PART ONE
10. CHAPTER X
(continued)
"Ah, if there's good anywhere, we've need of it," repeated Dolly,
who did not lightly forsake a serviceable phrase. She looked at
Silas pityingly as she went on. "But you didn't hear the
church-bells this morning, Master Marner? I doubt you didn't know
it was Sunday. Living so lone here, you lose your count, I daresay;
and then, when your loom makes a noise, you can't hear the bells,
more partic'lar now the frost kills the sound."
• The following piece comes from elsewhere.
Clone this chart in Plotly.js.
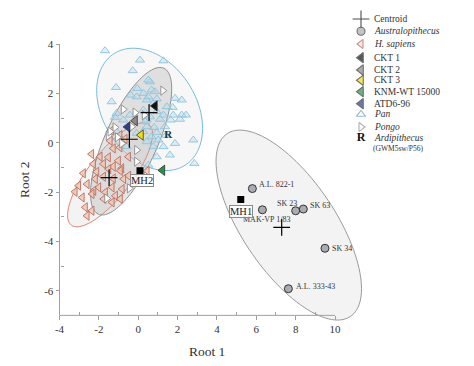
<!DOCTYPE html>
<html><head><meta charset="utf-8">
<script src="https://cdn.plot.ly/plotly-3.0.1.min.js"></script>
<style>html,body{margin:0;padding:0;background:#fff}#chart{width:474px;height:366px}</style>
</head><body><div id="chart"></div>
<script>
const FONT = 'Liberation Serif, Times New Roman, serif';

// ---------------- data ----------------
const panX = [-1.69,0.09,1.28,-0.28,-1.13,0.60,-1.35,-0.38,-0.08,0.43,0.94,1.87,1.75,0.26,0.94,1.28,1.11,-1.10,-0.42,0.43,2.21,2.43,2.12,1.65,0.43,0.81,1.36,0.68,1.02,1.28,1.87,2.80,1.61,2.85,-1.10,-0.93,0.77,0.43,1.42,0.26,0.94,-0.59,0.51,0.68,0.26,0.77,0.51,1.45,1.78,0.60,-0.08,-0.76,2.21,-0.05,0.85,0.35,0.51,0.94,-1.18];
const panY = [3.73,3.35,3.32,2.92,2.24,2.47,1.66,1.93,1.86,1.73,1.78,1.80,1.43,1.32,1.26,1.12,0.95,1.19,1.12,0.92,1.12,1.12,0.95,0.92,0.65,0.62,0.65,0.24,0.11,-0.16,-0.03,0.11,-0.50,-0.84,0.45,0.22,-0.16,0.04,0.30,0.45,0.41,-0.16,2.54,2.14,2.00,1.59,1.86,1.46,1.12,1.05,0.38,0.92,1.73,2.20,2.07,0.85,-0.91,-0.57,1.03];

const sapX = [-1.35,-0.93,-1.43,-0.67,-0.93,-1.27,-2.37,-1.94,-1.52,-1.01,-0.50,-2.28,-1.77,-1.27,-0.84,-1.50,-0.91,-0.49,0.45,-2.11,-2.79,-2.18,-0.74,-1.27,-1.77,-3.03,-2.60,-2.01,-1.33,-0.82,-2.26,-1.67,-2.35,-1.16,-2.85,-1.75,-0.91,-1.33,-2.69,-2.35,-2.60,-0.16,-3.21];
const sapY = [0.49,0.31,0.08,0.15,-0.19,-0.23,-0.46,-0.57,-0.59,-0.73,-0.57,-0.86,-0.86,-0.97,-1.04,-1.07,-1.14,-1.34,-1.14,-1.18,-1.24,-1.47,-1.47,-1.45,-1.38,-1.74,-1.68,-1.81,-1.81,-1.88,-1.95,-2.01,-2.08,-2.15,-2.22,-2.28,-2.28,-2.42,-2.62,-2.76,-2.96,-1.51,-1.99];

const pongoX = [1.25,-0.76,-0.16,-1.18,-1.52,-1.06,-1.43,-0.08,-0.08,-0.33,-0.45,-1.60,-0.84,0.31];
const pongoY = [2.11,1.35,1.22,0.62,0.28,0.22,0.45,-0.30,-0.77,0.65,-1.85,-2.26,-0.03,1.12];

const centroidGroups = ['Pan','Pongo','H. sapiens','Australopithecus'];
const centroidX = [0.55,-0.45,-1.48,7.29];
const centroidY = [1.22,0.14,-1.42,-3.43];

const specNames = ['CKT 1','CKT 2','CKT 3','KNM-WT 15000','ATD6-96'];
const specX = [0.85,-0.16,0.14,1.23,-0.54];
const specY = [1.49,0.89,0.31,-1.12,0.64];

const austNames = ['A.L. 822-1','MAK-VP 1/83','SK 23','SK 63','SK 34','A.L. 333-43'];
const austX = [5.80,6.31,8.00,8.39,9.49,7.63];
const austY = [-1.86,-2.72,-2.76,-2.69,-4.28,-5.92];

const mhNames = ['MH1','MH2'];
const mhX = [5.21,0.09];
const mhY = [-2.30,-1.14];

const ardiX = [1.53];
const ardiY = [0.31];

const xTicks = [-4,-2,0,2,4,6,8,10];
const xTickText = ['-4','-2','0','2','4','6','8','10'];
const xMinor = [-3,-1,1,3,5,7,9];
const yTicks = [-6,-4,-2,0,2,4];
const yTickText = ['-6','-4','-2','0','2','4'];
const yMinor = [-5,-3,-1,1,3];

const legendLabels = ['Centroid','<i>Australopithecus</i>','<i>H. sapiens</i>','CKT 1','CKT 2','CKT 3','KNM-WT 15000','ATD6-96','<i>Pan</i>','<i>Pongo</i>','<i>Ardipithecus</i>'];

// ---------------- styling ----------------
const specColors = ['#111111','#8a8a8a','#f2e200','#1e9a45','#2b3f8f'];
// ellipse geometry (centre, top-point x offset A, conjugate B, half-height H) in data units
const ellipses = [
  {cx:0.58, cy:1.35, A:-0.83, B:2.56, H:2.48, line:'#74bcdb', fill:'rgba(232,232,232,0.35)'},
  {cx:-1.43, cy:-1.30, A:1.685, B:1.35, H:2.11, line:'#e0806e', fill:'rgba(222,222,222,0.35)'},
  {cx:-0.36, cy:0.06, A:1.465, B:1.45, H:2.99, line:'#8f8f8f', fill:'rgba(170,170,170,0.30)'},
  {cx:7.65, cy:-3.34, A:-2.48, B:2.74, H:3.85, line:'#9a9a9a', fill:'rgba(242,242,242,0.9)'}
];
function ellipsePath(e){
  let d='';
  for(let i=0;i<=120;i++){
    const t=2*Math.PI*i/120;
    const x=e.cx+e.A*Math.cos(t)+e.B*Math.sin(t);
    const y=e.cy+e.H*Math.cos(t);
    d+=(i?'L':'M')+x.toFixed(4)+','+y.toFixed(4);
  }
  return d+'Z';
}

const shapes = ellipses.map(e=>({type:'path',xref:'x',yref:'y',path:ellipsePath(e),
  fillcolor:e.fill,line:{color:e.line,width:1},layer:'below'}));
shapes.push({type:'line',xref:'x',yref:'y',x0:-4,x1:10,y0:-7,y1:-7,line:{color:'#a0a0a0',width:1},layer:'below'});
shapes.push({type:'line',xref:'x',yref:'y',x0:-4,x1:-4,y0:-7,y1:4,line:{color:'#a0a0a0',width:1},layer:'below'});

const traces = [
  {x:panX,y:panY,type:'scatter',mode:'markers',name:'Pan',cliponaxis:false,
   marker:{symbol:'triangle-up',size:8,color:'rgba(180,220,238,0.45)',line:{color:'#8cc4de',width:0.9}}},
  {x:sapX,y:sapY,type:'scatter',mode:'markers',name:'H. sapiens',
   marker:{symbol:'triangle-left',size:8,color:'rgba(244,195,172,0.8)',line:{color:'#b56f62',width:0.9}}},
  {x:pongoX,y:pongoY,type:'scatter',mode:'markers',name:'Pongo',
   marker:{symbol:'triangle-right',size:8,color:'#ffffff',line:{color:'#8a8a8a',width:0.9}}},
  {x:specX,y:specY,type:'scatter',mode:'markers',name:'specimens',text:specNames,
   marker:{symbol:'triangle-left',size:9,color:specColors,line:{color:'#333',width:0.8}}},
  {x:austX,y:austY,type:'scatter',mode:'markers',name:'Australopithecus',
   marker:{symbol:'circle',size:8,color:'#a9acb0',line:{color:'#333',width:1}}},
  {x:mhX,y:mhY,type:'scatter',mode:'markers',name:'MH',
   marker:{symbol:'square',size:7,color:'#000',line:{width:0}}},
  {x:ardiX,y:ardiY,type:'scatter',mode:'text',name:'Ardipithecus',text:['R'],
   textfont:{family:FONT,size:11,color:'#163a3a',weight:'bold'}},
  {x:centroidX,y:centroidY,type:'scatter',mode:'markers',name:'Centroid',text:centroidGroups,
   marker:{symbol:'cross-thin-open',size:12,color:'#000',line:{color:'#000',width:1.2}}}
];

// ---------------- legend (pixel coordinates via x2/y2) ----------------
const legRowY = [19,31.3,44,57.7,70,80.3,91.7,103.7,114.3,127,138.3];
const legSymbols = ['cross-thin-open','circle','triangle-left','triangle-left','triangle-left','triangle-left','triangle-left','triangle-left','triangle-up','triangle-right'];
const legFill = ['#000','#a9acb0','rgba(244,200,180,0.6)','#111','#8a8a8a','#f2e200','#1e9a45','#2b3f8f','rgba(255,255,255,0)','#fff'];
const legLine = ['#000','#333','#b0665a','#333','#333','#333','#333','#333','#6a9fbd','#8a8a8a'];
const legSize = [12,8,8,9,9,9,9,9,8,8];
traces.push({x:legSymbols.map(()=>361),y:legRowY.slice(0,10),xaxis:'x2',yaxis:'y2',type:'scatter',mode:'markers',
  cliponaxis:false,hoverinfo:'skip',
  marker:{symbol:legSymbols,size:legSize,color:legFill,line:{color:legLine,width:1.1}}});
traces.push({x:[361],y:[legRowY[10]],xaxis:'x2',yaxis:'y2',type:'scatter',mode:'text',text:['R'],cliponaxis:false,
  textfont:{family:FONT,size:12,color:'#111',weight:'bold'},hoverinfo:'skip'});

const annotations = [];
legendLabels.forEach((t,i)=>{
  annotations.push({xref:'x2',yref:'y2',x:371.5,y:legRowY[i],text:t,showarrow:false,xanchor:'left',yanchor:'middle',
    font:{family:FONT,size:9.5,color:'#333'}});
});
annotations.push({xref:'x2',yref:'y2',x:371,y:148.3,text:'(GWM5sw/P56)',showarrow:false,xanchor:'left',yanchor:'middle',
  font:{family:FONT,size:7.5,color:'#333'}});

// specimen labels
const austLabelPos = [
  {xanchor:'left',xs:5,ys:4},{xanchor:'center',xs:4,ys:-10},{xanchor:'center',xs:-9,ys:7},
  {xanchor:'left',xs:5,ys:4},{xanchor:'left',xs:5,ys:0},{xanchor:'left',xs:6,ys:2}];
austNames.forEach((n,i)=>{
  const p=austLabelPos[i];
  annotations.push({x:austX[i],y:austY[i],xref:'x',yref:'y',text:n,showarrow:false,xanchor:p.xanchor,yanchor:'middle',
    xshift:p.xs,yshift:p.ys,font:{family:FONT,size:8,color:'#333'}});
});
const mhShift = [{xs:0,ys:-12},{xs:2,ys:-10}];
mhNames.forEach((n,i)=>{
  annotations.push({x:mhX[i],y:mhY[i],xref:'x',yref:'y',text:n,showarrow:false,xanchor:'center',yanchor:'middle',
    xshift:mhShift[i].xs,yshift:mhShift[i].ys,bordercolor:'#8a8a8a',borderwidth:1,borderpad:0,bgcolor:'rgba(255,255,255,0.8)',
    font:{family:FONT,size:10.5,color:'#222'}});
});

const axisCommon = {showline:false,showgrid:false,zeroline:false,ticks:'outside',ticklen:4,tickwidth:1,tickcolor:'#a0a0a0',
  tickfont:{family:FONT,size:11,color:'#333'}};
const layout = {
  width:474,height:366,margin:{l:0,r:0,t:0,b:0},paper_bgcolor:'#fff',plot_bgcolor:'rgba(0,0,0,0)',showlegend:false,
  xaxis:Object.assign({},axisCommon,{domain:[0.10477,0.76907],range:[-4.5,11.5],anchor:'free',position:0.13934,
    tickmode:'array',tickvals:xTicks,ticktext:xTickText,
    minor:{tickmode:'array',tickvals:xMinor,ticks:'inside',ticklen:3,tickcolor:'#a0a0a0',showgrid:false},
    title:{text:'Root 1',font:{family:FONT,size:13.5,color:'#333'},standoff:12}}),
  yaxis:Object.assign({},axisCommon,{domain:[0.10464,0.91342],range:[-7.5,4.5],anchor:'free',position:0.12553,
    tickmode:'array',tickvals:yTicks,ticktext:yTickText,
    minor:{tickmode:'array',tickvals:yMinor,ticks:'inside',ticklen:3,tickcolor:'#a0a0a0',showgrid:false},
    title:{text:'Root 2',font:{family:FONT,size:13.5,color:'#333'},standoff:10}}),
  xaxis2:{domain:[0,1],range:[0,474],anchor:'y2',visible:false,fixedrange:true},
  yaxis2:{domain:[0,1],range:[366,0],anchor:'x2',visible:false,fixedrange:true},
  shapes:shapes,annotations:annotations
};
Plotly.newPlot('chart',traces,layout,{staticPlot:true,displayModeBar:false});
</script></body></html>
"Yes, I did; I heard 'em," said Silas, to whom Sunday bells were a
mere accident of the day, and not part of its sacredness. There had
been no bells in Lantern Yard.
"Dear heart!" said Dolly, pausing before she spoke again. "But
what a pity it is you should work of a Sunday, and not clean
yourself--if you didn't go to church; for if you'd a roasting
bit, it might be as you couldn't leave it, being a lone man. But
there's the bakehus, if you could make up your mind to spend a
twopence on the oven now and then,--not every week, in course--I
shouldn't like to do that myself,--you might carry your bit o'
dinner there, for it's nothing but right to have a bit o' summat hot
of a Sunday, and not to make it as you can't know your dinner from
Saturday. But now, upo' Christmas-day, this blessed Christmas as is
ever coming, if you was to take your dinner to the bakehus, and go
to church, and see the holly and the yew, and hear the anthim, and
then take the sacramen', you'd be a deal the better, and you'd know
which end you stood on, and you could put your trust i' Them as
knows better nor we do, seein' you'd ha' done what it lies on us all
to do."
Dolly's exhortation, which was an unusually long effort of speech
for her, was uttered in the soothing persuasive tone with which she
would have tried to prevail on a sick man to take his medicine, or a
basin of gruel for which he had no appetite. Silas had never before
been closely urged on the point of his absence from church, which
had only been thought of as a part of his general queerness; and he
was too direct and simple to evade Dolly's appeal.